Directions for this task
Transcribe all the entries word for word, omitting any pictures they contain.

[Plotting code records]
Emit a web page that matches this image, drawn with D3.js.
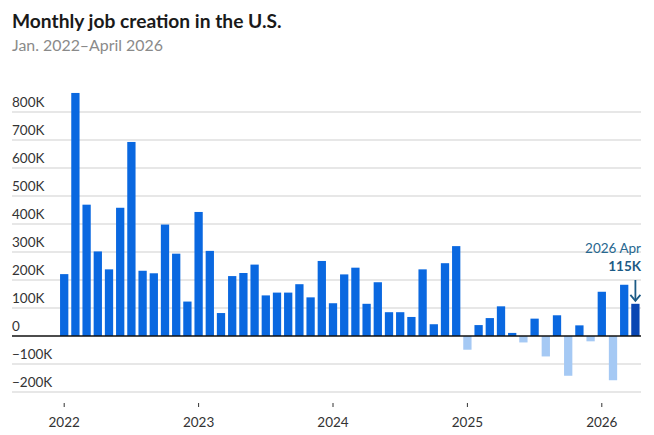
<!DOCTYPE html>
<html><head><meta charset="utf-8">
<script src="https://cdn.jsdelivr.net/npm/d3@7"></script>
<style>
html,body{margin:0;padding:0;background:#fff;}
svg{display:block;font-family:Lato, "Open Sans", sans-serif;}
</style></head>
<body>
<svg id="chart" width="654" height="435"></svg>
<script>
// Months Jan 2022 – Apr 2026
const years = [2022, 2023, 2024, 2025, 2026];
const monthNames = ["Jan","Feb","Mar","Apr","May","Jun","Jul","Aug","Sep","Oct","Nov","Dec"];
// job change in thousands
const values2022 = [221, 868, 469, 302, 238, 458, 693, 233, 224, 398, 294, 123];
const values2023 = [443, 304, 82, 214, 225, 255, 145, 155, 155, 185, 138, 268];
const values2024 = [117, 220, 244, 115, 192, 85, 85, 68, 238, 42, 260, 321];
const values2025 = [-49, 39, 64, 106, 11, -23, 62, -73, 74, -142, 38, -19];
const values2026 = [158, -158, 183, 115];
const yTicks = [-200, -100, 0, 100, 200, 300, 400, 500, 600, 700, 800];
const xTickYears = [2022, 2023, 2024, 2025, 2026];
const annotationLabel = "2026 Apr";
const annotationValue = "115K";

const allValues = [values2022, values2023, values2024, values2025, values2026];
const data = [];
allValues.forEach((arr, yi) => arr.forEach((v, mi) => data.push({year: years[yi], month: mi, key: years[yi] + "-" + mi, value: v})));

const svg = d3.select("#chart");
const x = d3.scaleBand().domain(data.map(d => d.key)).range([58.6, 641]).paddingInner(0.26).paddingOuter(0.13);
const y = d3.scaleLinear().domain([-200, 800]).range([392, 112]);
const gridLeft = 12, gridRight = 641;

// title
svg.append("text").attr("x", 12).attr("y", 28).attr("font-size", 19.2).attr("font-weight", 700).attr("fill", "#1a1a1a").text("Monthly job creation in the U.S.");
svg.append("text").attr("x", 12).attr("y", 51).attr("font-size", 15.9).attr("fill", "#8a8a8a").text("Jan. 2022\u2013April 2026");

// gridlines
svg.append("g").selectAll("line").data(yTicks.filter(t => t !== 0)).join("line")
  .attr("x1", gridLeft).attr("x2", gridRight)
  .attr("y1", d => y(d)).attr("y2", d => y(d))
  .attr("stroke", "#cfcfcf").attr("stroke-width", 1);

// y labels
const fmt = v => v === 0 ? "0" : (v < 0 ? "\u2212" : "") + Math.abs(v) + "K";
svg.append("g").selectAll("text").data(yTicks).join("text")
  .attr("x", gridLeft).attr("y", d => y(d) - 5)
  .attr("font-size", 13.5).attr("fill", "#333").text(fmt);

// bars
const last = data[data.length - 1];
svg.append("g").selectAll("rect").data(data).join("rect")
  .attr("x", d => x(d.key)).attr("width", x.bandwidth())
  .attr("y", d => y(Math.max(0, d.value)))
  .attr("height", d => Math.abs(y(d.value) - y(0)))
  .attr("fill", d => d === last ? "#0a47b3" : (d.value < 0 ? "#a5c9f4" : "#0a68e0"));

// zero line
svg.append("line").attr("x1", gridLeft).attr("x2", gridRight).attr("y1", y(0)).attr("y2", y(0))
  .attr("stroke", "#111").attr("stroke-width", 1.5);

// x ticks
const jan = data.filter(d => d.month === 0 && xTickYears.includes(d.year));
const cx = d => x(d.key) + x.bandwidth() / 2;
svg.append("g").selectAll("line").data(jan).join("line")
  .attr("x1", cx).attr("x2", cx).attr("y1", 403).attr("y2", 407)
  .attr("stroke", "#333").attr("stroke-width", 1);
svg.append("g").selectAll("text").data(jan).join("text")
  .attr("x", cx).attr("y", 427).attr("text-anchor", "middle")
  .attr("font-size", 13.5).attr("fill", "#333").text(d => d.year);

// annotation
const ax = cx(last);
svg.append("text").attr("x", 641).attr("y", 253).attr("text-anchor", "end")
  .attr("font-size", 13.5).attr("fill", "#27678f").text(annotationLabel);
svg.append("text").attr("x", 641).attr("y", 270.5).attr("text-anchor", "end")
  .attr("font-size", 13.5).attr("font-weight", 700).attr("fill", "#1c5a85").text(annotationValue);
const arrowTop = 280, arrowBottom = y(last.value) - 3;
svg.append("line").attr("x1", ax).attr("x2", ax).attr("y1", arrowTop).attr("y2", arrowBottom)
  .attr("stroke", "#1c5a85").attr("stroke-width", 1.8);
svg.append("path").attr("d", `M${ax - 5},${arrowBottom - 6} L${ax},${arrowBottom} L${ax + 5},${arrowBottom - 6}`)
  .attr("fill", "none").attr("stroke", "#1c5a85").attr("stroke-width", 1.8);
</script>
</body></html>
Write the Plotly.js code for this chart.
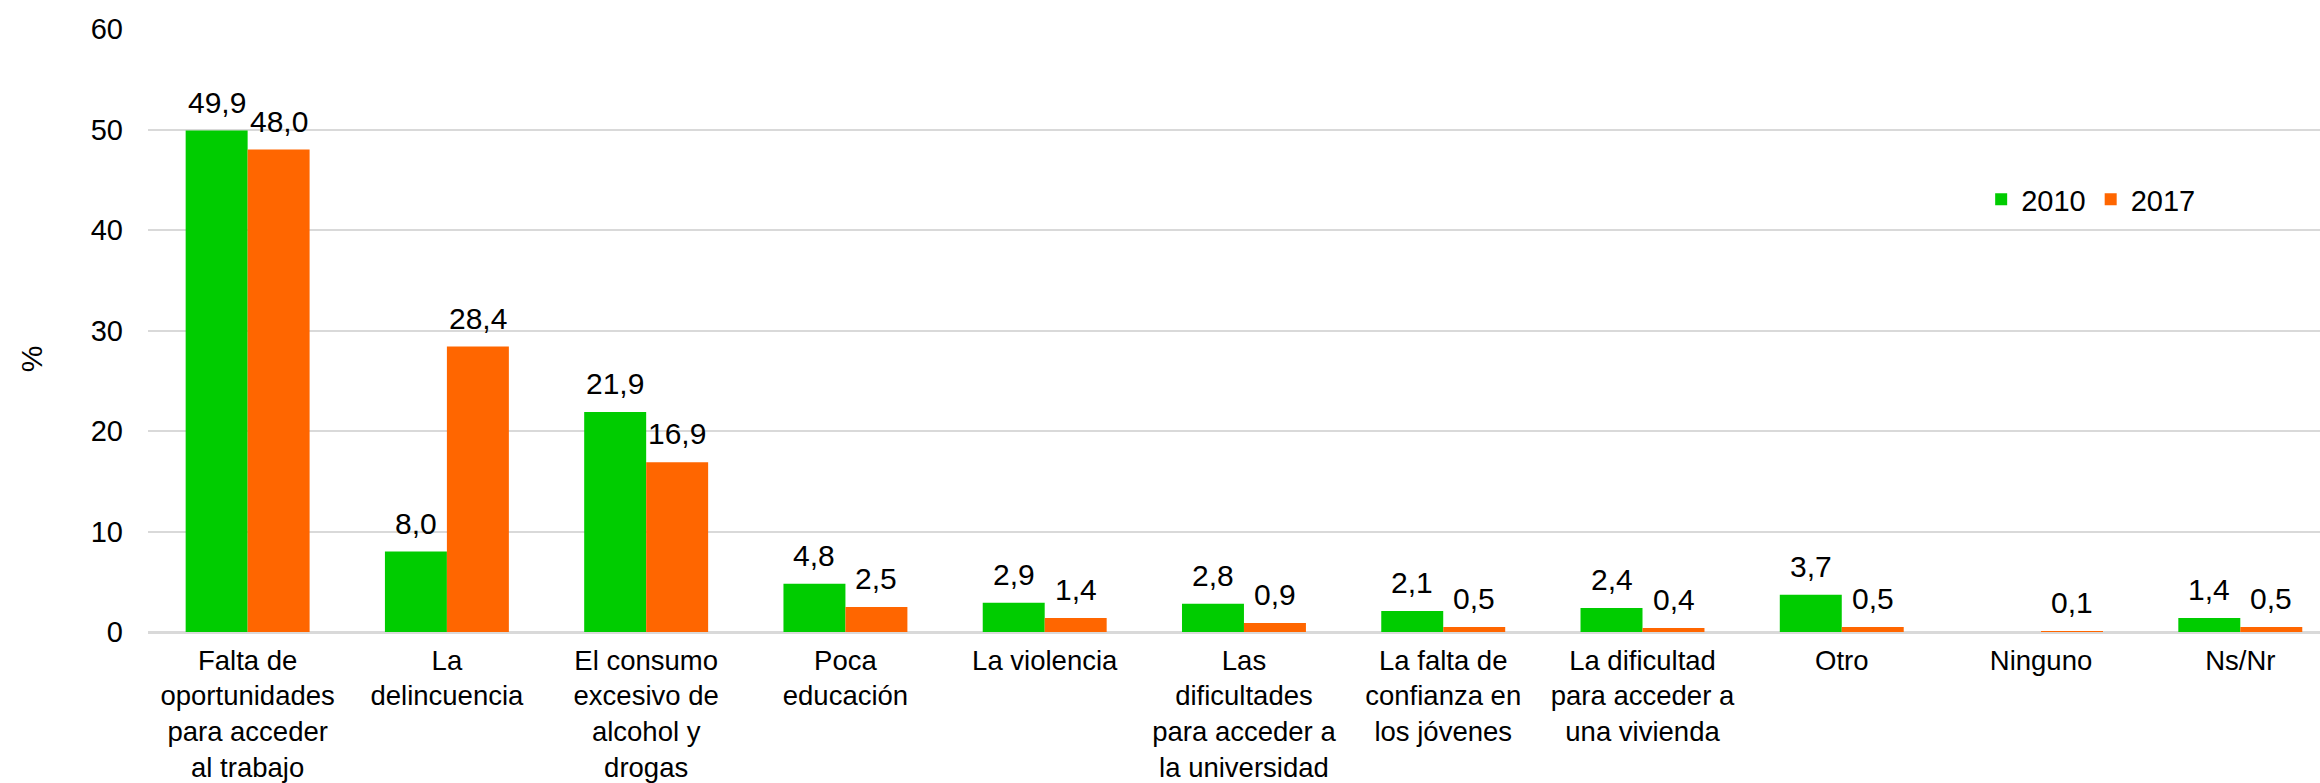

Exercise answer
Emit a web page that matches this image, drawn with D3.js.
<!DOCTYPE html>
<html><head><meta charset="utf-8">
<script src="https://cdn.jsdelivr.net/npm/d3@7"></script>
<style>
html,body{margin:0;padding:0;background:#fff;}
svg{display:block;font-family:Lato, "Open Sans", sans-serif;}
</style></head>
<body>
<svg id="chart" width="654" height="435"></svg>
<script>
// Months Jan 2022 – Apr 2026
const years = [2022, 2023, 2024, 2025, 2026];
const monthNames = ["Jan","Feb","Mar","Apr","May","Jun","Jul","Aug","Sep","Oct","Nov","Dec"];
// job change in thousands
const values2022 = [221, 868, 469, 302, 238, 458, 693, 233, 224, 398, 294, 123];
const values2023 = [443, 304, 82, 214, 225, 255, 145, 155, 155, 185, 138, 268];
const values2024 = [117, 220, 244, 115, 192, 85, 85, 68, 238, 42, 260, 321];
const values2025 = [-49, 39, 64, 106, 11, -23, 62, -73, 74, -142, 38, -19];
const values2026 = [158, -158, 183, 115];
const yTicks = [-200, -100, 0, 100, 200, 300, 400, 500, 600, 700, 800];
const xTickYears = [2022, 2023, 2024, 2025, 2026];
const annotationLabel = "2026 Apr";
const annotationValue = "115K";

const allValues = [values2022, values2023, values2024, values2025, values2026];
const data = [];
allValues.forEach((arr, yi) => arr.forEach((v, mi) => data.push({year: years[yi], month: mi, key: years[yi] + "-" + mi, value: v})));

const svg = d3.select("#chart");
const x = d3.scaleBand().domain(data.map(d => d.key)).range([58.6, 641]).paddingInner(0.26).paddingOuter(0.13);
const y = d3.scaleLinear().domain([-200, 800]).range([392, 112]);
const gridLeft = 12, gridRight = 641;

// title
svg.append("text").attr("x", 12).attr("y", 28).attr("font-size", 19.2).attr("font-weight", 700).attr("fill", "#1a1a1a").text("Monthly job creation in the U.S.");
svg.append("text").attr("x", 12).attr("y", 51).attr("font-size", 15.9).attr("fill", "#8a8a8a").text("Jan. 2022\u2013April 2026");

// gridlines
svg.append("g").selectAll("line").data(yTicks.filter(t => t !== 0)).join("line")
  .attr("x1", gridLeft).attr("x2", gridRight)
  .attr("y1", d => y(d)).attr("y2", d => y(d))
  .attr("stroke", "#cfcfcf").attr("stroke-width", 1);

// y labels
const fmt = v => v === 0 ? "0" : (v < 0 ? "\u2212" : "") + Math.abs(v) + "K";
svg.append("g").selectAll("text").data(yTicks).join("text")
  .attr("x", gridLeft).attr("y", d => y(d) - 5)
  .attr("font-size", 13.5).attr("fill", "#333").text(fmt);

// bars
const last = data[data.length - 1];
svg.append("g").selectAll("rect").data(data).join("rect")
  .attr("x", d => x(d.key)).attr("width", x.bandwidth())
  .attr("y", d => y(Math.max(0, d.value)))
  .attr("height", d => Math.abs(y(d.value) - y(0)))
  .attr("fill", d => d === last ? "#0a47b3" : (d.value < 0 ? "#a5c9f4" : "#0a68e0"));

// zero line
svg.append("line").attr("x1", gridLeft).attr("x2", gridRight).attr("y1", y(0)).attr("y2", y(0))
  .attr("stroke", "#111").attr("stroke-width", 1.5);

// x ticks
const jan = data.filter(d => d.month === 0 && xTickYears.includes(d.year));
const cx = d => x(d.key) + x.bandwidth() / 2;
svg.append("g").selectAll("line").data(jan).join("line")
  .attr("x1", cx).attr("x2", cx).attr("y1", 403).attr("y2", 407)
  .attr("stroke", "#333").attr("stroke-width", 1);
svg.append("g").selectAll("text").data(jan).join("text")
  .attr("x", cx).attr("y", 427).attr("text-anchor", "middle")
  .attr("font-size", 13.5).attr("fill", "#333").text(d => d.year);

// annotation
const ax = cx(last);
svg.append("text").attr("x", 641).attr("y", 253).attr("text-anchor", "end")
  .attr("font-size", 13.5).attr("fill", "#27678f").text(annotationLabel);
svg.append("text").attr("x", 641).attr("y", 270.5).attr("text-anchor", "end")
  .attr("font-size", 13.5).attr("font-weight", 700).attr("fill", "#1c5a85").text(annotationValue);
const arrowTop = 280, arrowBottom = y(last.value) - 3;
svg.append("line").attr("x1", ax).attr("x2", ax).attr("y1", arrowTop).attr("y2", arrowBottom)
  .attr("stroke", "#1c5a85").attr("stroke-width", 1.8);
svg.append("path").attr("d", `M${ax - 5},${arrowBottom - 6} L${ax},${arrowBottom} L${ax + 5},${arrowBottom - 6}`)
  .attr("fill", "none").attr("stroke", "#1c5a85").attr("stroke-width", 1.8);
</script>
</body></html>
Write the Plotly.js code for this chart.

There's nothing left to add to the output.